▸ Written instruction:
Please, without the pictures, retype exactly the lines from the start of the material through the line that holds "47985, 55974, 61117];".

▸ Rows from a dataset of charts and code:
— BEGIN —

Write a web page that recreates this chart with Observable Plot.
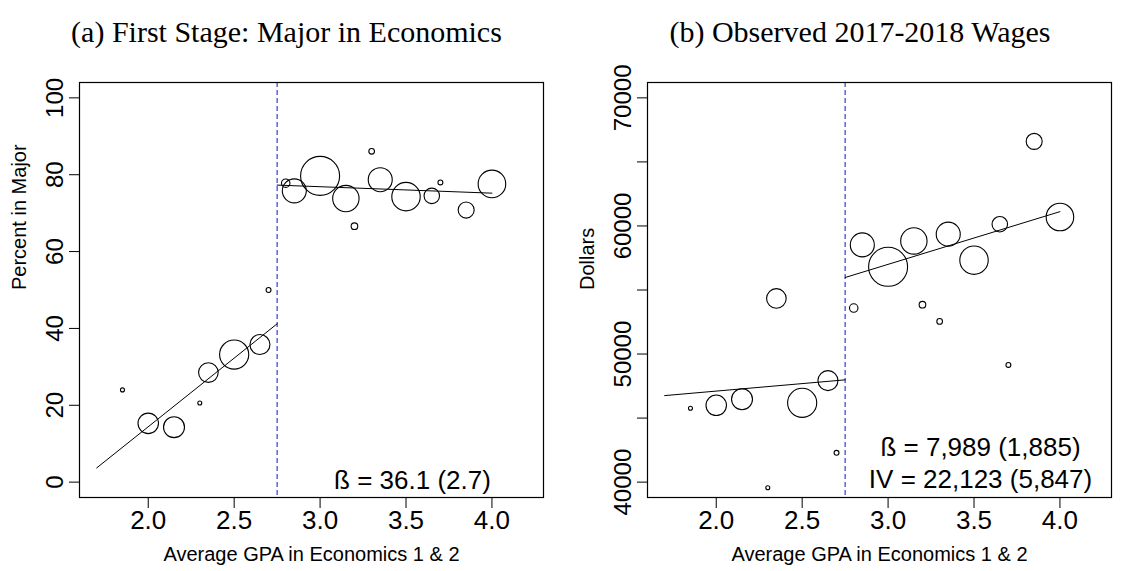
<!DOCTYPE html>
<html>
<head>
<meta charset="utf-8">
<script src="https://cdn.jsdelivr.net/npm/d3@7"></script>
<script src="https://cdn.jsdelivr.net/npm/@observablehq/plot@0.6"></script>
<style>
  body { margin: 0; background: #fff; width: 1135px; height: 571px; position: relative; overflow: hidden; }
  .title { position: absolute; top: 17px; font-family: "Liberation Serif", "Times New Roman", serif;
           font-size: 30px; line-height: 1; text-align: center; color: #000; white-space: nowrap; }
  .panel { position: absolute; top: 50px; }
</style>
</head>
<body>
<div class="title" style="left:0;width:573px">(a) First Stage: Major in Economics</div>
<div class="title" style="left:585px;width:550px">(b) Observed 2017-2018 Wages</div>
<div class="panel" id="major" style="left:0"></div>
<div class="panel" id="wages" style="left:568px"></div>
<script>
// Binned averages by GPA in Economics 1 & 2 (bubble area ~ students in bin)
const gpa      = [1.85, 2.0, 2.15, 2.3, 2.35, 2.5, 2.65, 2.7, 2.8, 2.85, 3.0, 3.15, 3.2, 3.3, 3.35, 3.5, 3.65, 3.7, 3.85, 4.0];
const students = [4, 105, 110, 4, 96, 212, 100, 6, 18, 144, 380, 174, 11, 8, 144, 202, 60, 6, 64, 190];
const pctMajor = [24.0, 15.3, 14.3, 20.6, 28.5, 33.2, 35.8, 50.0, 77.8, 75.8, 79.7, 73.8, 66.6, 86.1, 78.7, 74.3, 74.5, 78.0, 70.8, 77.6];
const wages    = [45770, 46000, 46470, 39560, 54340, 46190, 47925, 42290, 53590, 58520, 56810, 58830, 53850, 52550, 59360, 57330, 60135, 49150, 66600, 60700];

// Admission cutoff and local linear fits on each side of it
const cutoff = 2.75;
const fitGpa       = [1.7, 2.75, 2.75, 4.0];
const fitSide      = ["below", "below", "above", "above"];
const majorFit     = [3.7, 41.2, 77.3, 75.2];
const wageFit      = [46756, 47985, 55974, 61117];

// Axis ticks and labels
const gpaTicks   = [2.0, 2.5, 3.0, 3.5, 4.0];
const majorTicks = [0, 20, 40, 60, 80, 100];
const wageTicks  = [40000, 45000, 50000, 55000, 60000, 65000, 70000];
const xTitle = "Average GPA in Economics 1 & 2";
const majorNote = "ß = 36.1 (2.7)";
const wageNote  = "ß = 7,989 (1,885)\nIV = 22,123 (5,847)";

function panel({values, fit, yDomain, yTicks, yFormat, yTitle, note, noteDy}) {
  const bins = gpa.map((g, i) => ({gpa: g, n: students[i], v: values[i]}));
  const fitRows = fitGpa.map((g, i) => ({gpa: g, v: fit[i], side: fitSide[i]}));
  return Plot.plot({
    width: 567,
    height: 521,
    marginLeft: 79,
    marginRight: 24,
    marginTop: 32,
    marginBottom: 74,
    style: {fontFamily: '"Liberation Sans", Arial, sans-serif', background: "#fff", color: "#000"},
    x: {domain: [1.6, 4.3]},
    y: {domain: yDomain},
    r: {type: "sqrt", domain: [0, d3.max(students)], range: [0, 19.5]},
    marks: [
      Plot.axisX(gpaTicks, {tickSize: 11, tickPadding: 2, fontSize: 26, tickFormat: d3.format(".1f"), label: null}),
      Plot.axisY(yTicks, {tickSize: 10, tickPadding: 7, tickRotate: -90, fontSize: 24, tickFormat: yFormat, label: null}),
      Plot.text([xTitle], {text: d => d, frameAnchor: "bottom", lineAnchor: "bottom", dy: 63, fontSize: 20}),
      Plot.text([yTitle], {text: d => d, frameAnchor: "left", rotate: -90, dx: -59.5, fontSize: 20}),
      Plot.ruleX([cutoff], {stroke: "#2424d8", strokeWidth: 1.1, strokeDasharray: "5,3"}),
      Plot.line(fitRows, {x: "gpa", y: "v", z: "side", stroke: "#000", strokeWidth: 1}),
      Plot.dot(bins, {x: "gpa", y: "v", r: "n", stroke: "#000", strokeWidth: 1.1, fill: "none"}),
      Plot.text([note], {text: d => d, frameAnchor: "bottom-right", dx: -131, dy: noteDy,
                         textAnchor: "middle", lineAnchor: "bottom", fontSize: 26, lineHeight: 1.215}),
      Plot.frame({stroke: "#000", strokeWidth: 1.2})
    ]
  });
}

document.getElementById("major").append(panel({
  values: pctMajor, fit: majorFit, yDomain: [-4, 104], yTicks: majorTicks,
  yFormat: d => String(d), yTitle: "Percent in Major", note: majorNote, noteDy: -9
}));

document.getElementById("wages").append(panel({
  values: wages, fit: wageFit, yDomain: [38800, 71200], yTicks: wageTicks,
  yFormat: d => (d % 10000 === 0 ? String(d) : ""), yTitle: "Dollars", note: wageNote, noteDy: -10
}));
</script>
</body>
</html>
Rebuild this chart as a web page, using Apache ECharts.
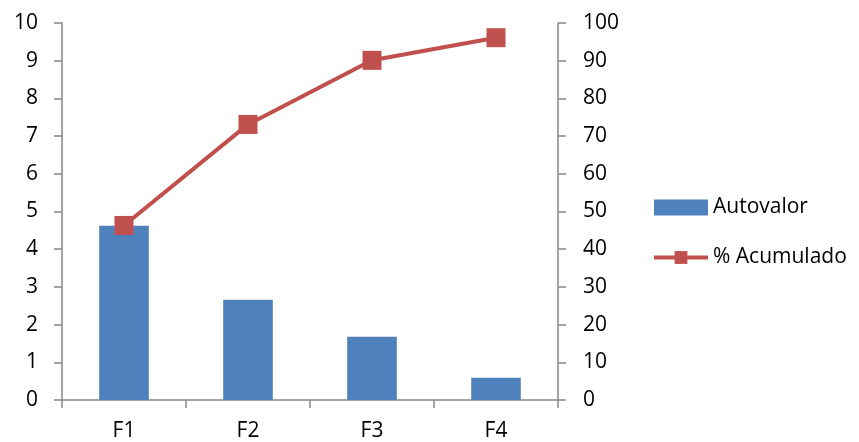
<!DOCTYPE html>
<html>
<head>
<meta charset="utf-8">
<script src="https://cdn.jsdelivr.net/npm/echarts@6/dist/echarts.min.js"></script>
<style>
html, body { margin: 0; padding: 0; background: #fff; }
#chart { width: 859px; height: 442px; }
</style>
</head>
<body>
<div id="chart"></div>
<script>
var categories = ['F1', 'F2', 'F3', 'F4'];
var autovalor = [4.62, 2.66, 1.68, 0.59];
var acumulado = [46.3, 73.1, 90.1, 96.1];

var fontName = 'Open Sans';
var axisColor = '#868686';

var myChart = echarts.init(document.getElementById('chart'));
var option = {
    animation: false,
    textStyle: { fontFamily: fontName },
    grid: { left: 62, right: 301, top: 23, bottom: 42, containLabel: false },
    legend: {
        orient: 'vertical',
        left: 652,
        top: 197,
        padding: 0,
        itemWidth: 54,
        itemHeight: 16,
        itemGap: 29,
        textStyle: { fontFamily: fontName, fontSize: 21, color: '#000' },
        data: [
            { name: 'Autovalor', icon: 'rect' },
            { name: '% Acumulado', lineStyle: { width: 4 } }
        ]
    },
    xAxis: {
        type: 'category',
        data: categories,
        axisLine: { lineStyle: { color: axisColor, width: 1.5 } },
        axisTick: { show: true, length: 8, lineStyle: { color: axisColor, width: 1.5 } },
        axisLabel: { color: '#000', fontSize: 21, margin: 21, fontFamily: fontName }
    },
    yAxis: [{
        type: 'value',
        min: 0, max: 10, interval: 1,
        axisLine: { show: true, lineStyle: { color: axisColor, width: 1.5 } },
        axisTick: { show: true, length: 8, lineStyle: { color: axisColor, width: 1.5 } },
        splitLine: { show: false },
        axisLabel: { color: '#000', fontSize: 21, margin: 24, fontFamily: fontName }
    }, {
        type: 'value',
        min: 0, max: 100, interval: 10,
        position: 'right',
        axisLine: { show: true, lineStyle: { color: axisColor, width: 1.5 } },
        axisTick: { show: true, length: 8, lineStyle: { color: axisColor, width: 1.5 } },
        splitLine: { show: false },
        axisLabel: { color: '#000', fontSize: 21, margin: 25, fontFamily: fontName }
    }],
    series: [{
        name: 'Autovalor',
        type: 'bar',
        data: autovalor,
        barWidth: '40%',
        itemStyle: { color: '#4F81BD' }
    }, {
        name: '% Acumulado',
        type: 'line',
        yAxisIndex: 1,
        data: acumulado,
        symbol: 'rect',
        symbolSize: 19,
        lineStyle: { color: '#C0504D', width: 4 },
        itemStyle: { color: '#C0504D' }
    }]
};
myChart.setOption(option);
</script>
</body>
</html>
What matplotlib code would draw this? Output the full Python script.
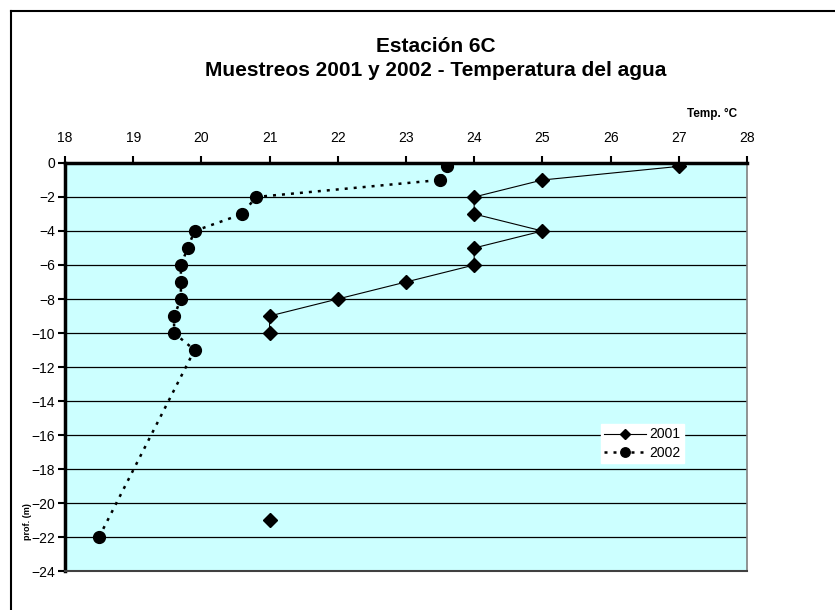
import numpy as np
import matplotlib
matplotlib.use("Agg")
from matplotlib import pyplot as plt
from matplotlib.lines import Line2D

plt.rcParams["font.family"] = ["Liberation Sans", "DejaVu Sans"]

# 2001 profile (gap between -10 m and -21 m)
depth_2001 = [-0.2, -1, -2, -3, -4, -5, -6, -7, -8, -9, -10, np.nan, -21]
temp_2001 = [27, 25, 24, 24, 25, 24, 24, 23, 22, 21, 21, np.nan, 21]

# 2002 profile
depth_2002 = [-0.2, -1, -2, -3, -4, -5, -6, -7, -8, -9, -10, -11, -22]
temp_2002 = [23.6, 23.5, 20.8, 20.6, 19.9, 19.8, 19.7, 19.7, 19.7, 19.6, 19.6, 19.9, 18.5]

x_ticks = list(range(18, 29))
y_ticks = list(range(0, -25, -2))

fig = plt.figure(figsize=(8.35, 6.10), dpi=100)
ax = fig.add_axes([0.0778, 0.0639, 0.8168, 0.6689])
ax.set_facecolor("#CCFFFF")

# outer chart border (only top and left visible)
fig.add_artist(Line2D([11 / 835, 11 / 835], [1 - 11 / 610, 0], color="black", lw=1.5))
fig.add_artist(Line2D([11 / 835, 1], [1 - 11 / 610, 1 - 11 / 610], color="black", lw=1.5))

for yv in y_ticks[1:-1]:
    ax.axhline(yv, color="black", lw=0.9, zorder=1)

ax.plot(temp_2001, depth_2001, color="black", lw=0.8, marker="D", ms=7,
        label="2001", zorder=3)
ax.plot(temp_2002, depth_2002, color="black", lw=1.8, ls=(0, (1.2, 2.4)),
        marker="o", ms=8.5, label="2002", zorder=3)

ax.set_xlim(18, 28)
ax.set_ylim(-24, 0)
ax.set_xticks(x_ticks)
ax.set_yticks(y_ticks)
ax.xaxis.tick_top()
ax.tick_params(axis="x", direction="out", length=5, width=1.5, labelsize=10, pad=8)
ax.tick_params(axis="y", direction="out", length=5, width=1.5, labelsize=10, pad=2)

ax.spines["top"].set_linewidth(2.5)
ax.spines["left"].set_linewidth(2.5)
ax.spines["right"].set_color("#808080")
ax.spines["right"].set_linewidth(1.2)
ax.spines["bottom"].set_color("#404040")
ax.spines["bottom"].set_linewidth(1.5)

fig.text(436 / 835, 1 - 47 / 610, "Estación 6C", ha="center", va="center",
         fontsize=15, fontweight="bold")
fig.text(436 / 835, 1 - 71 / 610, "Muestreos 2001 y 2002 - Temperatura del agua",
         ha="center", va="center", fontsize=15, fontweight="bold")
fig.text(687 / 835, 1 - 114 / 610, "Temp. °C", ha="left", va="center",
         fontsize=8.5, fontweight="bold")
fig.text(27 / 835, 1 - 522 / 610, "prof. (m)", ha="center", va="center",
         fontsize=6.5, fontweight="bold", rotation=90)

leg = ax.legend(loc="upper left", bbox_to_anchor=((601 - 65) / 682, 1 - (424 - 163) / 408),
                frameon=True, fancybox=False, framealpha=1, edgecolor="white",
                fontsize=10, handlelength=3, handletextpad=0.2, markerscale=0.8,
                borderpad=0.25, labelspacing=0.3, borderaxespad=0)

fig.savefig("out.png", dpi=100)
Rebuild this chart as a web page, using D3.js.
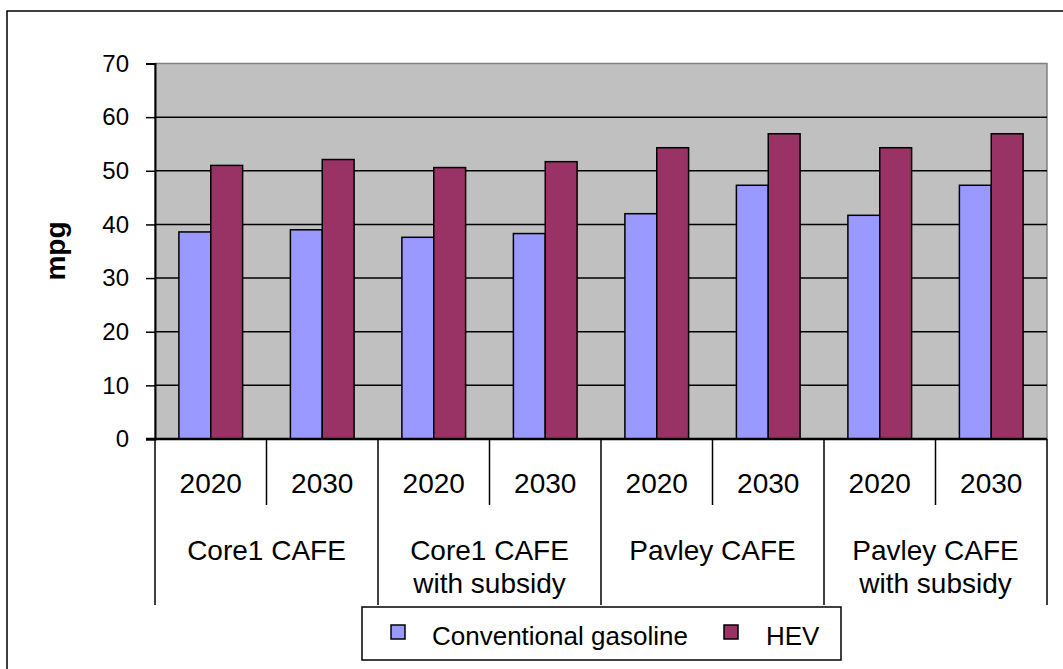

— END —

▸ Written answer:
Write a web page that recreates this chart with Observable Plot.
<!DOCTYPE html>
<html>
<head>
<meta charset="utf-8">
<script src="https://cdn.jsdelivr.net/npm/d3@7"></script>
<script src="https://cdn.jsdelivr.net/npm/@observablehq/plot@0.6"></script>
<style>
  body { margin: 0; background: #fff; width: 1135px; height: 571px; position: relative; overflow: hidden; }
  .title { position: absolute; top: 17px; font-family: "Liberation Serif", "Times New Roman", serif;
           font-size: 30px; line-height: 1; text-align: center; color: #000; white-space: nowrap; }
  .panel { position: absolute; top: 50px; }
</style>
</head>
<body>
<div class="title" style="left:0;width:573px">(a) First Stage: Major in Economics</div>
<div class="title" style="left:585px;width:550px">(b) Observed 2017-2018 Wages</div>
<div class="panel" id="major" style="left:0"></div>
<div class="panel" id="wages" style="left:568px"></div>
<script>
// Binned averages by GPA in Economics 1 & 2 (bubble area ~ students in bin)
const gpa      = [1.85, 2.0, 2.15, 2.3, 2.35, 2.5, 2.65, 2.7, 2.8, 2.85, 3.0, 3.15, 3.2, 3.3, 3.35, 3.5, 3.65, 3.7, 3.85, 4.0];
const students = [4, 105, 110, 4, 96, 212, 100, 6, 18, 144, 380, 174, 11, 8, 144, 202, 60, 6, 64, 190];
const pctMajor = [24.0, 15.3, 14.3, 20.6, 28.5, 33.2, 35.8, 50.0, 77.8, 75.8, 79.7, 73.8, 66.6, 86.1, 78.7, 74.3, 74.5, 78.0, 70.8, 77.6];
const wages    = [45770, 46000, 46470, 39560, 54340, 46190, 47925, 42290, 53590, 58520, 56810, 58830, 53850, 52550, 59360, 57330, 60135, 49150, 66600, 60700];

// Admission cutoff and local linear fits on each side of it
const cutoff = 2.75;
const fitGpa       = [1.7, 2.75, 2.75, 4.0];
const fitSide      = ["below", "below", "above", "above"];
const majorFit     = [3.7, 41.2, 77.3, 75.2];
const wageFit      = [46756, 47985, 55974, 61117];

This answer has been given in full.